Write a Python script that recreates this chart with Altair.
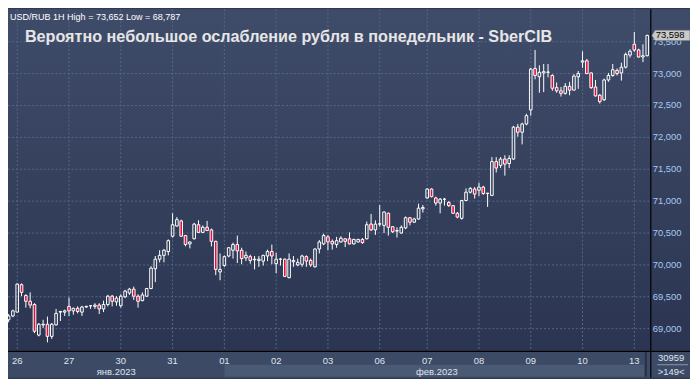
import altair as alt
import pandas as pd

# ---- data (USD/RUB 1H candles) ----
opens = [69.14, 69.20, 69.26, 69.69, 69.52, 69.43, 69.38, 68.90, 69.06, 69.07,
         68.88, 69.06, 69.26, 69.26, 69.35, 69.28, 69.32, 69.26, 69.34, 69.36,
         69.35, 69.37, 69.31, 69.38, 69.51, 69.42, 69.36, 69.50, 69.56, 69.62,
         69.51, 69.44, 69.51, 69.63, 69.94, 70.09, 70.15, 70.21, 70.45, 70.61,
         70.69, 70.46, 70.33, 70.41, 70.63, 70.51, 70.59, 70.55, 70.37, 69.89,
         69.99, 70.14, 70.23, 70.32, 70.23, 70.11, 70.13, 70.08, 70.07, 70.06,
         70.14, 70.21, 70.02, 70.09, 70.09, 69.80, 70.07, 70.00, 70.01, 70.13,
         70.07, 69.97, 70.25, 70.33, 70.44, 70.37, 70.32, 70.36, 70.41, 70.41,
         70.33, 70.36, 70.40, 70.41, 70.64, 70.55, 70.64, 70.62, 70.81, 70.60,
         70.53, 70.50, 70.58, 70.74, 70.67, 70.72, 70.88, 71.05, 71.19, 71.05,
         70.97, 71.03, 70.98, 70.93, 70.81, 70.73, 71.01, 71.14, 71.19, 71.17,
         71.22, 71.12, 71.09, 71.62, 71.56, 71.66, 71.59, 71.66, 72.16, 72.08,
         72.21, 72.43, 73.08, 72.95, 73.01, 73.02, 72.97, 72.78, 72.73, 72.69,
         72.80, 72.74, 72.95, 73.18, 73.20, 73.01, 72.79, 72.66, 72.59, 72.90,
         72.97, 73.05, 73.01, 73.10, 73.29, 73.46, 73.37, 73.26, 73.28]
highs = [69.23, 69.30, 69.71, 69.71, 69.54, 69.57, 69.40, 69.09, 69.14, 69.19,
         69.09, 69.31, 69.28, 69.30, 69.49, 69.33, 69.35, 69.36, 69.36, 69.36,
         69.40, 69.40, 69.44, 69.53, 69.53, 69.51, 69.54, 69.61, 69.64, 69.66,
         69.54, 69.57, 69.64, 69.98, 70.14, 70.23, 70.25, 70.40, 70.81, 70.75,
         70.71, 70.47, 70.37, 70.66, 70.70, 70.62, 70.69, 70.57, 70.38, 70.18,
         70.15, 70.28, 70.35, 70.46, 70.27, 70.21, 70.16, 70.14, 70.14, 70.16,
         70.24, 70.32, 70.19, 70.11, 70.10, 70.18, 70.14, 70.10, 70.16, 70.15,
         70.10, 70.26, 70.39, 70.49, 70.47, 70.40, 70.44, 70.45, 70.42, 70.51,
         70.41, 70.41, 70.42, 70.68, 70.80, 70.70, 70.94, 70.84, 70.82, 70.60,
         70.59, 70.62, 70.76, 70.75, 70.74, 70.96, 70.94, 71.20, 71.20, 71.07,
         71.05, 71.05, 71.00, 70.94, 70.83, 71.02, 71.20, 71.22, 71.22, 71.29,
         71.24, 71.13, 71.69, 71.69, 71.69, 71.72, 71.72, 72.18, 72.21, 72.23,
         72.37, 73.09, 73.37, 73.13, 73.15, 73.15, 72.99, 72.86, 72.79, 72.85,
         72.87, 72.99, 73.04, 73.35, 73.23, 73.02, 72.90, 72.68, 72.92, 73.01,
         73.15, 73.08, 73.17, 73.33, 73.38, 73.652, 73.39, 73.46, 73.61]
lows = [69.10, 69.18, 69.26, 69.51, 69.33, 69.32, 68.93, 68.88, 69.01, 68.787,
        68.84, 69.05, 69.12, 69.20, 69.20, 69.22, 69.24, 69.20, 69.33, 69.31,
        69.31, 69.23, 69.26, 69.35, 69.35, 69.36, 69.33, 69.48, 69.53, 69.45,
        69.33, 69.43, 69.50, 69.62, 69.73, 70.04, 70.04, 70.15, 70.43, 70.60,
        70.44, 70.29, 70.26, 70.40, 70.50, 70.50, 70.53, 70.29, 69.84, 69.76,
        69.97, 70.12, 70.10, 70.03, 70.01, 70.06, 70.02, 69.93, 69.97, 69.99,
        70.06, 70.01, 69.87, 69.99, 69.81, 69.79, 69.97, 69.98, 69.97, 69.97,
        69.97, 69.96, 70.18, 70.31, 70.23, 70.24, 70.27, 70.35, 70.28, 70.32,
        70.32, 70.35, 70.33, 70.40, 70.53, 70.47, 70.60, 70.50, 70.46, 70.50,
        70.43, 70.49, 70.56, 70.62, 70.66, 70.71, 70.82, 71.04, 71.06, 70.93,
        70.81, 70.93, 70.91, 70.80, 70.73, 70.71, 71.00, 71.12, 71.04, 71.08,
        71.10, 70.91, 71.08, 71.45, 71.52, 71.40, 71.52, 71.65, 72.01, 71.89,
        72.19, 72.34, 72.91, 72.70, 72.71, 72.94, 72.73, 72.70, 72.64, 72.67,
        72.66, 72.74, 72.76, 73.09, 72.99, 72.76, 72.64, 72.53, 72.57, 72.87,
        72.95, 72.97, 72.89, 73.08, 73.25, 73.34, 73.25, 73.18, 73.27]
closes = [69.20, 69.28, 69.70, 69.57, 69.43, 69.37, 68.96, 69.07, 69.07, 68.88,
          69.07, 69.24, 69.27, 69.28, 69.28, 69.32, 69.27, 69.34, 69.35, 69.36,
          69.37, 69.31, 69.38, 69.51, 69.43, 69.48, 69.51, 69.59, 69.62, 69.51,
          69.43, 69.53, 69.63, 69.95, 70.09, 70.15, 70.23, 70.38, 70.63, 70.71,
          70.45, 70.32, 70.36, 70.64, 70.51, 70.59, 70.54, 70.37, 69.93, 69.93,
          70.13, 70.27, 70.32, 70.22, 70.10, 70.15, 70.07, 70.09, 70.09, 70.15,
          70.21, 70.14, 70.09, 70.09, 69.82, 70.09, 70.05, 70.04, 70.14, 70.06,
          70.00, 70.25, 70.36, 70.46, 70.36, 70.33, 70.38, 70.42, 70.37, 70.33,
          70.40, 70.40, 70.35, 70.63, 70.55, 70.64, 70.645, 70.83, 70.59, 70.52,
          70.54, 70.59, 70.74, 70.67, 70.72, 70.89, 70.90, 71.19, 71.07, 70.97,
          71.03, 71.03, 70.93, 70.81, 70.75, 71.01, 71.14, 71.20, 71.11, 71.22,
          71.12, 71.125, 71.62, 71.52, 71.66, 71.58, 71.67, 72.16, 72.08, 72.21,
          72.34, 73.07, 72.97, 73.02, 73.03, 73.025, 72.77, 72.73, 72.69, 72.80,
          72.74, 72.96, 73.00, 73.20, 73.00, 72.78, 72.65, 72.56, 72.90, 72.97,
          73.06, 73.00, 73.10, 73.30, 73.35, 73.37, 73.26, 73.28, 73.598]

day_labels = ["26", "27", "30", "31", "01", "02", "03", "06", "07", "08", "09", "10", "13"]
day_start = [2, 14, 26, 38, 50, 62, 74, 86, 97, 109, 121, 133, 145]
month_labels = ["янв.2023", "фев.2023"]
y_ticks = [69.0, 69.5, 70.0, 70.5, 71.0, 71.5, 72.0, 72.5, 73.0, 73.5]

info_text = "USD/RUB 1H High = 73,652 Low = 68,787"
title_text = "Вероятно небольшое ослабление рубля в понедельник - SberCIB"
bar_count_text = "30959"
bars_text = ">149<"

# ---- derived tables ----
n = len(opens)
df = pd.DataFrame({"i": list(range(n)), "o": opens, "h": highs, "l": lows, "c": closes})
df["top"] = df[["o", "c"]].max(axis=1)
df["bot"] = df[["o", "c"]].min(axis=1)
df["dir"] = ["up" if c >= o else "down" for o, c in zip(opens, closes)]
df["xa"] = df["i"] - 0.3
df["xb"] = df["i"] + 0.3

days = pd.DataFrame({"i": day_start, "lab": day_labels})
xmin, xmax = -0.139, 148.47
months = pd.DataFrame({
    "lab": month_labels,
    "i": [(xmin + day_start[4]) / 2, (day_start[4] + xmax) / 2],
})
yt = pd.DataFrame({"v": y_ticks,
                   "lab": [f"{v:.3f}".replace(".", ",") for v in y_ticks]})
last = pd.DataFrame({"v": [closes[-1]], "lab": [f"{closes[-1]:.3f}".replace(".", ",")]})
one = pd.DataFrame({"k": [0]})

W, H = 646, 344
TOTW, TOTH = 687, 371
xs = alt.Scale(domain=[xmin, xmax], nice=False, zero=False)
ys = alt.Scale(domain=[68.653, 74.007], nice=False, zero=False)
FONT = "Liberation Sans"
GRID = "#566789"

grad = alt.LinearGradient(
    gradient="linear",
    stops=[alt.GradientStop(color="#3f4c69", offset=0),
           alt.GradientStop(color="#2b3551", offset=1)],
    x1=0, x2=0, y1=0, y2=1)

bg = alt.Chart(one).mark_rect(fill=grad).encode(
    x=alt.value(0), x2=alt.value(TOTW), y=alt.value(0), y2=alt.value(H))
band = alt.Chart(one).mark_rect(fill="#3d4a66").encode(
    x=alt.value(0), x2=alt.value(TOTW), y=alt.value(H), y2=alt.value(TOTH))
feb_band = alt.Chart(pd.DataFrame({"i": [day_start[4]]})).mark_rect(fill="#4a5974").encode(
    x=alt.X("i:Q", scale=xs, axis=None), x2=alt.value(641),
    y=alt.value(358), y2=alt.value(370))
scroll = alt.Chart(one).mark_rect(fill="#283047").encode(
    x=alt.value(641.5), x2=alt.value(643.5), y=alt.value(345), y2=alt.value(370))

vgrid = alt.Chart(days).mark_rule(color=GRID, strokeDash=[2, 2], strokeWidth=1).encode(
    x=alt.X("i:Q", scale=xs, axis=None))
hgrid = alt.Chart(yt).mark_rule(color=GRID, strokeDash=[2, 2], strokeWidth=1).encode(
    y=alt.Y("v:Q", scale=ys, axis=None))

wick_up = alt.Chart(df).mark_rule(color="#ffffff", strokeWidth=1).encode(
    x=alt.X("i:Q", scale=xs, axis=None),
    y=alt.Y("h:Q", scale=ys, axis=None), y2="top:Q")
wick_dn = alt.Chart(df).mark_rule(color="#ffffff", strokeWidth=1).encode(
    x=alt.X("i:Q", scale=xs, axis=None),
    y=alt.Y("bot:Q", scale=ys, axis=None), y2="l:Q")
body = alt.Chart(df).mark_rect(stroke="#ffffff", strokeWidth=1).encode(
    x=alt.X("xa:Q", scale=xs, axis=None), x2="xb:Q",
    y=alt.Y("top:Q", scale=ys, axis=None), y2="bot:Q",
    fill=alt.Fill("dir:N", scale=alt.Scale(domain=["up", "down"],
                                            range=["rgba(0,0,0,0)", "#e0103c"]),
                  legend=None))

day_text = alt.Chart(days).mark_text(font=FONT, fontSize=9.5, color="#dfe5ef",
                                     baseline="alphabetic", align="center").encode(
    x=alt.X("i:Q", scale=xs, axis=None), y=alt.value(357), text="lab:N")
month_text = alt.Chart(months).mark_text(font=FONT, fontSize=9.5, color="#dfe5ef",
                                         baseline="alphabetic", align="center").encode(
    x=alt.X("i:Q", scale=xs, axis=None), y=alt.value(368), text="lab:N")
ylab = alt.Chart(yt).mark_text(font=FONT, fontSize=9.5, color="#a9c8f2",
                               baseline="middle", align="left").encode(
    x=alt.value(649.5), y=alt.Y("v:Q", scale=ys, axis=None), text="lab:N")

vline = alt.Chart(one).mark_rule(color="#000000", strokeWidth=1.2).encode(
    x=alt.value(647.5), y=alt.value(0), y2=alt.value(TOTH))
hline = alt.Chart(one).mark_rule(color="#000000", strokeWidth=1.2).encode(
    x=alt.value(0), x2=alt.value(TOTW), y=alt.value(344.5))
sep = alt.Chart(one).mark_rule(color="#8a98b0", strokeWidth=1).encode(
    x=alt.value(654), x2=alt.value(685), y=alt.value(358))

box_path = "M-1,0L-0.83,-0.27L1,-0.27L1,0.27L-0.83,0.27Z"
pbox = alt.Chart(last).mark_point(shape=box_path, filled=True, fill="#c9c9c9",
                                  stroke="#7f7f7f", strokeWidth=0.6, size=1467,
                                  opacity=1).encode(
    x=alt.value(667.8), y=alt.Y("v:Q", scale=ys, axis=None))
ptext = alt.Chart(last).mark_text(font=FONT, fontSize=9.5, color="#000000",
                                  baseline="middle", align="left").encode(
    x=alt.value(652.5), y=alt.Y("v:Q", scale=ys, axis=None), text="lab:N")

cnt1 = alt.Chart(one).mark_text(font=FONT, fontSize=9.5, color="#dfe5ef",
                                align="center", baseline="middle",
                                text=bar_count_text).encode(
    x=alt.value(668), y=alt.value(351.5))
cnt2 = alt.Chart(one).mark_text(font=FONT, fontSize=9.5, color="#dfe5ef",
                                align="center", baseline="middle",
                                text=bars_text).encode(
    x=alt.value(668), y=alt.value(365.5))

info = alt.Chart(one).mark_text(font=FONT, fontSize=9.1, color="#ffffff",
                                align="left", baseline="alphabetic",
                                text=info_text).encode(
    x=alt.value(2), y=alt.value(10.5))
title = alt.Chart(one).mark_text(font=FONT, fontSize=16.3, fontWeight="bold",
                                 color="#e6e6e6", align="left", baseline="alphabetic",
                                 text=title_text).encode(
    x=alt.value(17), y=alt.value(33))

chart = alt.layer(
    bg, band, feb_band, scroll, vgrid, hgrid, ylab, wick_up, wick_dn, body,
    day_text, month_text, vline, hline, sep, pbox, ptext, cnt1, cnt2, info, title
).properties(
    width=W, height=H,
    autosize=alt.AutoSizeParams(type="none"),
    padding={"left": 0, "top": 0, "right": TOTW - W, "bottom": TOTH - H},
    background="#2f3a55",
).configure_view(stroke=None)

chart.save("out.html", embed_options={"renderer": "svg", "actions": False})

■ WHAT THE TASK ASKS: Return nothing but the lines running from the start of the data to the line with "import pandas as pd", please, both ends included and no pictures.

■ RESPONSE FOR THIS EXERCISE:
Write a Python script that recreates this chart with Altair.
import altair as alt
import pandas as pd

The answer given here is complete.